The combination of concrete and steel rebar, known as reinforced concrete, forms a superior structural material used in nearly all modern construction. Concrete is inherently strong, but its brittle nature makes it prone to catastrophic failure when pulled or bent, which is a common stress in structures. The fundamental engineering solution involves embedding steel rebar within the concrete to create a composite material, where each component excels at resisting a specific type of force. This composite approach ensures that the resulting structure can safely handle all the forces it encounters, making it far stronger and more reliable than concrete used alone.
Concrete’s Distinct Strengths and Weaknesses
Concrete possesses a remarkable capacity to withstand forces that try to crush or squeeze it, which is known as compressive strength. This high resistance to compression stems from its internal structure, a dense matrix of cement paste and aggregate materials that lock together tightly under a pushing load. For example, a typical concrete mix designed for structural use can handle compressive stresses of 3,000 to 5,000 pounds per square inch (psi).
The material’s strength profile changes dramatically when it is subjected to tensile forces, which are forces that attempt to pull it apart or stretch it. Concrete is extremely weak in tension, with its tensile strength typically amounting to only about 8% to 15% of its compressive strength. When a beam bends, the bottom surface stretches, and the concrete quickly cracks and fails because it cannot accommodate the pulling force.
This disparity in strength means that concrete structures are structurally unsound in many applications unless a solution is found for the tensile weakness. Any structural element, such as a beam or a slab, will experience bending when a load is applied, introducing tension on one side and compression on the other. Without reinforcement, the concrete would fail on the tension side long before its compressive strength could be fully utilized.
Rebar’s Role in Carrying Tension
Steel is the ideal material to overcome concrete’s tensile weakness because it possesses exceptionally high tensile strength and ductility. Unlike concrete, which cracks and breaks when stretched, steel can undergo significant stretching and deformation before fracturing, allowing it to absorb enormous pulling forces. This material property allows the rebar to act as a tension-absorbing skeleton inside the brittle concrete mass.
When an external load causes a concrete beam to bend, the side being stretched, or the tension zone, places a pulling force on the embedded rebar. The steel takes over the load that the concrete cannot handle, keeping the structure from failing. In a simple beam, the rebar is placed primarily toward the bottom of the section, where the tensile stresses are concentrated, while the top portion remains in compression and is handled by the strong concrete.

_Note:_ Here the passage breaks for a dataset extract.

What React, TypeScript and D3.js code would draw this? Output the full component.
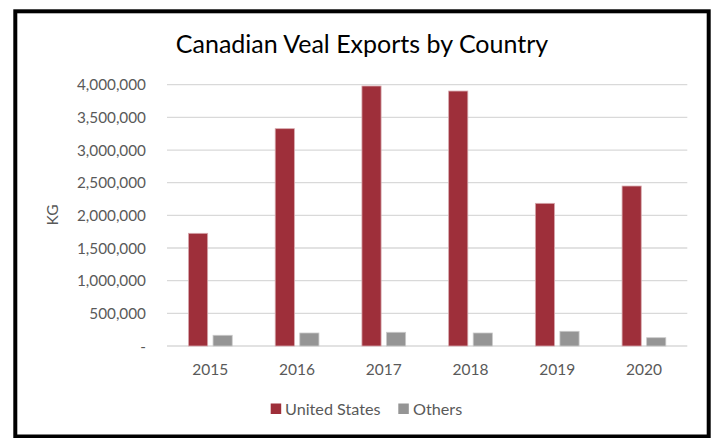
import React from "react";
import * as d3 from "d3";

const years = ["2015", "2016", "2017", "2018", "2019", "2020"];
const seriesNames = ["United States", "Others"];
const unitedStates = [1725000, 3327000, 3980000, 3903000, 2184000, 2449000];
const others = [164000, 199000, 210000, 199000, 225000, 127000];
const yTicks = [0, 500000, 1000000, 1500000, 2000000, 2500000, 3000000, 3500000, 4000000];
const colors = ["#9E2F3A", "#959595"];
const strokes = ["#D7A9AE", "#C9C9C9"];

const W = 717;
const H = 438;
const FONT = "Lato, 'Open Sans', sans-serif";

export default function App() {
  const x0 = d3.scaleBand<string>().domain(years).range([167, 687.3]).paddingInner(0).paddingOuter(0);
  const bw = x0.bandwidth();
  const x1 = d3.scaleBand<string>().domain(seriesNames).range([21.5, bw - 21.5]).paddingInner(0.22).paddingOuter(0);
  const y = d3.scaleLinear().domain([0, 4000000]).range([346, 84.7]);
  const fmt = (v: number) => (v === 0 ? "-" : d3.format(",")(v));
  const data = [unitedStates, others];

  return (
    <div style={{ position: "fixed", left: 0, top: 0, width: W, height: H, background: "#fff" }}>
      <svg width={W} height={H} style={{ display: "block" }}>
        <rect x={0} y={0} width={W} height={H} fill="#fff" />
        {yTicks.map((t) => (
          <line key={"g" + t} x1={167} x2={687.3} y1={y(t)} y2={y(t)} stroke="#D9D9D9" strokeWidth={1.3} />
        ))}
        {yTicks.map((t) => (
          <text
            key={"t" + t}
            x={146}
            y={y(t)}
            dy="0.36em"
            textAnchor="end"
            fontFamily={FONT}
            fontSize={15.3}
            fill="#595959"
          >
            {fmt(t)}
          </text>
        ))}
        {years.map((yr, i) => (
          <g key={yr} transform={`translate(${x0(yr)},0)`}>
            {seriesNames.map((s, j) => (
              <rect
                key={s}
                x={x1(s)}
                y={y(data[j][i])}
                width={x1.bandwidth()}
                height={y(0) - y(data[j][i])}
                fill={colors[j]}
                stroke={strokes[j]}
                strokeWidth={0.8}
              />
            ))}
          </g>
        ))}
        {years.map((yr) => (
          <text
            key={"x" + yr}
            x={(x0(yr) as number) + bw / 2}
            y={375}
            textAnchor="middle"
            fontFamily={FONT}
            fontSize={15.5}
            fill="#595959"
          >
            {yr}
          </text>
        ))}
        <text
          transform={`translate(58,215) rotate(-90)`}
          textAnchor="middle"
          fontFamily={FONT}
          fontSize={15.5}
          fill="#595959"
        >
          KG
        </text>
        <text x={362} y={53} textAnchor="middle" fontFamily={FONT} fontSize={25} fill="#000">
          Canadian Veal Exports by Country
        </text>
        <rect x={270.7} y={403.5} width={10.5} height={10.5} fill={colors[0]} />
        <text x={285} y={414.5} fontFamily={FONT} fontSize={16.2} fill="#595959">
          {seriesNames[0]}
        </text>
        <rect x={398.3} y={403.5} width={10.5} height={10.5} fill={colors[1]} />
        <text x={413} y={414.5} fontFamily={FONT} fontSize={16.2} fill="#595959">
          {seriesNames[1]}
        </text>
        <rect x={15.3} y={11.3} width={693.4} height={425.2} fill="none" stroke="#000" strokeWidth={4} />
      </svg>
    </div>
  );
}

The elastic properties of steel reinforcement are uniform across all grades, with a modulus of elasticity around 29,000,000 psi, which simplifies engineering design calculations. This high modulus means the steel resists stretching effectively, which is important because if the rebar stretched too much, the concrete around it would develop large cracks and lose integrity. The uniform mechanical behavior ensures that the rebar works reliably to minimize cracking and prevent sudden, catastrophic failure under load.

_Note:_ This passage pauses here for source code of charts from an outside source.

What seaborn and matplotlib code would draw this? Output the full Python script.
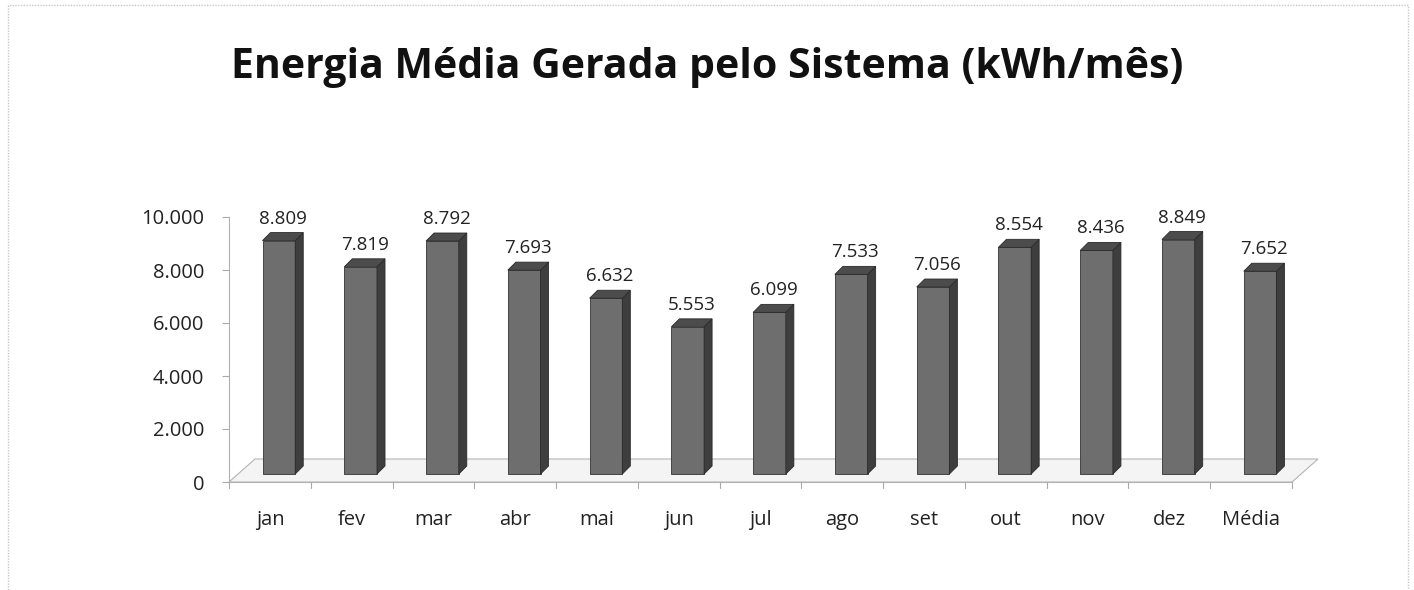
import matplotlib
matplotlib.use("Agg")
import matplotlib.pyplot as plt
import matplotlib.patches as mpatches
import seaborn as sns
import pandas as pd
import numpy as np

categories = ["jan", "fev", "mar", "abr", "mai", "jun", "jul", "ago", "set", "out", "nov", "dez", "Média"]
values = [8809, 7819, 8792, 7693, 6632, 5553, 6099, 7533, 7056, 8554, 8436, 8849, 7652]
yticks = [0, 2000, 4000, 6000, 8000, 10000]
title = "Energia Média Gerada pelo Sistema (kWh/mês)"

def fmt(v):
    return f"{v:,}".replace(",", ".")

sns.set_theme(style="white")
plt.rcParams["font.family"] = ["Open Sans", "DejaVu Sans"]

W, H = 1414, 590
fig = plt.figure(figsize=(W / 100, H / 100), dpi=100)
fig.patch.set_facecolor("white")

# chart border
fig.add_artist(mpatches.Rectangle((8 / W, -0.02), (1408 - 8) / W, (H - 5) / H + 0.02,
                                  transform=fig.transFigure, fill=False,
                                  edgecolor="#c8c8c8", lw=1.0, ls=(0, (1, 1))))

ax = fig.add_axes([229 / W, (H - 482) / H, (1292 - 229) / W, (482 - 217) / H])
df = pd.DataFrame({"cat": categories, "val": values})
sns.barplot(data=df, x="cat", y="val", ax=ax, color="#6e6e6e", width=0.40,
            saturation=1, edgecolor="#3a3a3a", linewidth=0.6, zorder=3)
ax.set_ylim(0, 10000)
ax.set_xlim(-0.5, len(categories) - 0.5)
ax.set_xlabel("")
ax.set_ylabel("")
ax.set_yticks(yticks)
ax.set_yticklabels([fmt(t) for t in yticks], fontsize=14.5, color="#222222")
ax.set_xticks(range(len(categories)))
ax.set_xticklabels(categories, fontsize=14.5, color="#222222")
ax.tick_params(axis="x", length=0, pad=20)
ax.tick_params(axis="y", length=5, width=0.8, color="#aaaaaa", direction="out", pad=13, left=True)
for s in ["top", "right"]:
    ax.spines[s].set_visible(False)
ax.spines["left"].set_color("#b0b0b0")
ax.spines["bottom"].set_color("#b0b0b0")
ax.spines["left"].set_linewidth(0.8)
ax.spines["bottom"].set_linewidth(0.8)
ax.patch.set_alpha(0)

fig.canvas.draw()
to_disp = ax.transData
# x-axis boundary ticks (between categories)
for k in range(len(categories) + 1):
    x0, y0 = to_disp.transform((k - 0.5, 0))
    fig.add_artist(plt.Line2D([x0 / W, x0 / W], [y0 / H, (y0 - 6) / H], transform=fig.transFigure,
                              color="#aaaaaa", lw=0.8))

# floor parallelogram
fx0, fy0 = to_disp.transform((-0.5, 0))
fx1, fy1 = to_disp.transform((len(categories) - 0.5, 0))
fdx, fdy = 26, 23
floor = mpatches.Polygon([(fx0, fy0), (fx1, fy1), (fx1 + fdx, fy1 + fdy), (fx0 + fdx, fy0 + fdy)],
                         closed=True, transform=None, facecolor="#f4f4f4",
                         edgecolor="#b4b4b4", lw=0.8, zorder=1)
fig.add_artist(floor)

# 3D bars: shift front faces and draw side/top faces
front_dx, front_dy = 9, 8
bdx, bdy = 8, 8
for p, v in zip(ax.patches, values):
    x = p.get_x()
    w = p.get_width()
    (xl, yb) = to_disp.transform((x, 0))
    (xr, yt) = to_disp.transform((x + w, v))
    xl += front_dx; xr += front_dx; yb += front_dy; yt += front_dy
    p.set_visible(False)
    front = mpatches.Polygon([(xl, yb), (xr, yb), (xr, yt), (xl, yt)], closed=True, transform=None,
                             facecolor="#6e6e6e", edgecolor="#333333", lw=0.6, zorder=5)
    side = mpatches.Polygon([(xr, yb), (xr + bdx, yb + bdy), (xr + bdx, yt + bdy), (xr, yt)],
                            closed=True, transform=None, facecolor="#3e3e3e",
                            edgecolor="#2a2a2a", lw=0.6, zorder=5)
    top = mpatches.Polygon([(xl, yt), (xr, yt), (xr + bdx, yt + bdy), (xl + bdx, yt + bdy)],
                           closed=True, transform=None, facecolor="#4c4c4c",
                           edgecolor="#2a2a2a", lw=0.6, zorder=5)
    for poly in (front, side, top):
        fig.add_artist(poly)
    cx = (xl + xr + bdx) / 2
    fig.text(cx / W, (yt + 22) / H, fmt(v), ha="center", va="center", fontsize=13.5, color="#222222")

fig.text(0.5, (H - 68) / H, title, ha="center", va="center", fontsize=29.5, fontweight="bold",
         color="#111111")

fig.savefig("out.png", dpi=100)
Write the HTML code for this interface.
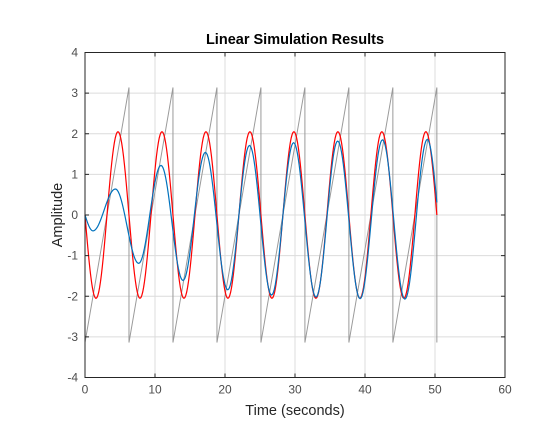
<!DOCTYPE html>
<html><head><meta charset="utf-8"><style>
html,body{margin:0;padding:0;background:#fff;}
svg{display:block;font-family:"Liberation Sans",Arial,sans-serif;}
</style></head><body>
<svg id="chart" width="560" height="424" viewBox="0 0 560 424">
<rect x="0" y="0" width="560" height="424" fill="#fff"/>
<rect x="85" y="52.5" width="420" height="325" fill="#fff"/>
<g id="grid"></g>
<g id="series"></g>
<g id="axes"></g>
<text x="295" y="44" text-anchor="middle" font-size="14.5" font-weight="bold" fill="#000">Linear Simulation Results</text>
<text x="295" y="415" text-anchor="middle" font-size="14.5" fill="#262626">Time (seconds)</text>
<text x="62" y="215" text-anchor="middle" font-size="14.5" fill="#262626" transform="rotate(-90 62 215)">Amplitude</text>
</svg>
<script>
const xTicks = [0,10,20,30,40,50,60];
const yTicks = [-4,-3,-2,-1,0,1,2,3,4];
const sawTimes = [0,6.283,6.283,12.566,12.566,18.85,18.85,25.133,25.133,31.416,31.416,37.699,37.699,43.982,43.982,50.265,50.265];
const sawValues = [-3.14,3.14,-3.14,3.14,-3.14,3.14,-3.14,3.14,-3.14,3.14,-3.14,3.14,-3.14,3.14,-3.14,3.14,-3.14];
const redTimes = [0,1.571,4.712,7.854,10.996,14.137,17.279,20.42,23.562,26.704,29.845,32.987,36.128,39.27,42.412,45.553,48.695,50.265];
const redValues = [0,-2.05,2.05,-2.05,2.05,-2.05,2.05,-2.05,2.05,-2.05,2.05,-2.05,2.05,-2.05,2.05,-2.05,2.05,0];
const blueTimes = [0,1.14,4.34,7.67,10.86,14.0,17.2,20.4,23.5,26.65,29.8,33.0,36.1,39.3,42.5,45.7,48.9,50.265];
const blueValues = [0,-0.39,0.64,-1.19,1.22,-1.61,1.54,-1.84,1.71,-1.97,1.78,-2.02,1.82,-2.06,1.85,-2.07,1.86,0.31];

const X0=85, X1=505, Y0=377.5, Y1=52.5;
const xs = t => X0 + (t-0)/(60-0)*(X1-X0);
const ys = v => Y0 - (v+4)/8*(Y0-Y1);
const NS="http://www.w3.org/2000/svg";
function mk(tag, attrs, parent){const e=document.createElementNS(NS,tag);for(const k in attrs)e.setAttribute(k,attrs[k]);parent.appendChild(e);return e;}

const grid=document.getElementById('grid'), axes=document.getElementById('axes'), series=document.getElementById('series');
xTicks.forEach(t=>{
  const g=mk('line',{x1:xs(t),x2:xs(t),y1:Y1,y2:Y0,stroke:'#dcdcdc','stroke-width':1},grid);
  
  
  const tk=mk('line',{x1:xs(t),x2:xs(t),y1:Y0,y2:Y0-4,stroke:'#262626','stroke-width':1},axes);
  
  
  const tk2=mk('line',{x1:xs(t),x2:xs(t),y1:Y1,y2:Y1+4,stroke:'#262626','stroke-width':1},axes);
  
  
  const lb=mk('text',{x:xs(t),y:Y0+16,'text-anchor':'middle','font-size':12,fill:'#4d4d4d'},axes);
  lb.textContent=t;
  
  
});
yTicks.forEach(v=>{
  const g=mk('line',{x1:X0,x2:X1,y1:ys(v),y2:ys(v),stroke:'#dcdcdc','stroke-width':1},grid);
  
  
  const tk=mk('line',{x1:X0,x2:X0+4,y1:ys(v),y2:ys(v),stroke:'#262626','stroke-width':1},axes);
  
  
  const tk2=mk('line',{x1:X1,x2:X1-4,y1:ys(v),y2:ys(v),stroke:'#262626','stroke-width':1},axes);
  
  
  const lb=mk('text',{x:X0-7,y:ys(v)+4,'text-anchor':'end','font-size':12,fill:'#4d4d4d'},axes);
  lb.textContent=v;
  
  
});
const box=mk('rect',{x:X0,y:Y1,width:X1-X0,height:Y0-Y1,fill:'none',stroke:'#262626','stroke-width':1},axes);



let d='';
sawTimes.forEach((t,i)=>{d+=(i?'L':'M')+xs(t).toFixed(2)+' '+ys(sawValues[i]).toFixed(2);});
const saw=mk('path',{d:d,fill:'none',stroke:'#9a9a9a','stroke-width':1},series);



function curve(T,V){
  let p='M'+xs(T[0]).toFixed(2)+' '+ys(V[0]).toFixed(2);
  const n=T.length;
  for(let i=0;i<n-1;i++){
    const a=V[i],b=V[i+1],ta=T[i],tb=T[i+1];
    for(let k=1;k<=24;k++){
      const s=k/24;let f;
      if(i===0) f=Math.sin(Math.PI/2*s);
      else if(i===n-2) f=1-Math.cos(Math.PI/2*s);
      else f=(1-Math.cos(Math.PI*s))/2;
      p+='L'+xs(ta+(tb-ta)*s).toFixed(2)+' '+ys(a+(b-a)*f).toFixed(2);
    }
  }
  return p;
}
const red=mk('path',{d:curve(redTimes,redValues),fill:'none',stroke:'#ff0000','stroke-width':1.2},series);


const blue=mk('path',{d:curve(blueTimes,blueValues),fill:'none',stroke:'#0072bd','stroke-width':1.2},series);


</script>
</body></html>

The Critical Importance of the Bond
The mechanical benefit of reinforced concrete is entirely dependent on the two materials acting as a single, cohesive unit, which requires a robust bond between the steel and the concrete. If the rebar were allowed to slip within the concrete, the structural integrity would be immediately compromised. The primary mechanism for force transfer is the mechanical interlock created by the ridges, or deformations, that are hot-rolled onto the surface of the rebar.

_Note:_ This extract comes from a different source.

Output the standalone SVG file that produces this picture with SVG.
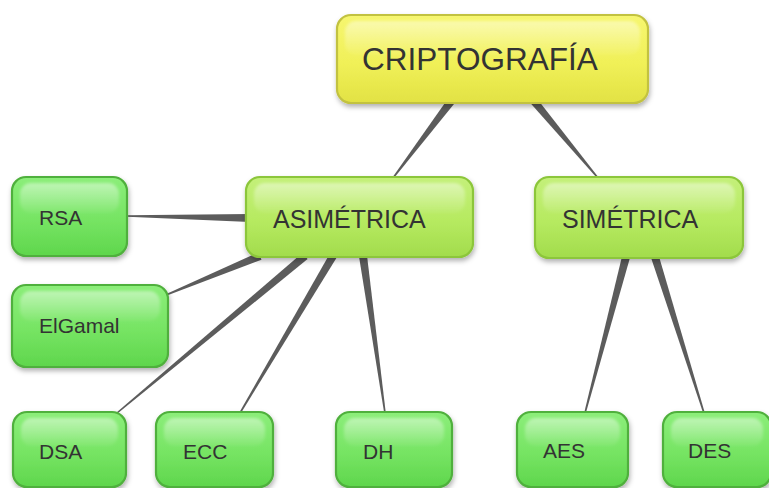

These deformations act like small teeth, engaging the surrounding concrete to distribute the tensile load from the concrete mass directly into the steel bar. The mechanical resistance provided by these ribs is far more effective than the bond strength of plain, smooth bars, which were used in the past. In the initial loading stages, a small amount of chemical adhesion and friction between the steel and the concrete also contribute to the bond strength.
Another factor that makes this pairing successful is the similar coefficient of thermal expansion between steel and concrete. Both materials expand and contract at nearly the same rate when subjected to temperature changes. If the rates were significantly different, thermal fluctuations would cause the steel to pull away from the concrete, breaking the critical bond and leading to internal stress that would destroy the structure over time. This thermal compatibility ensures that the composite material remains structurally sound across a wide range of environmental conditions.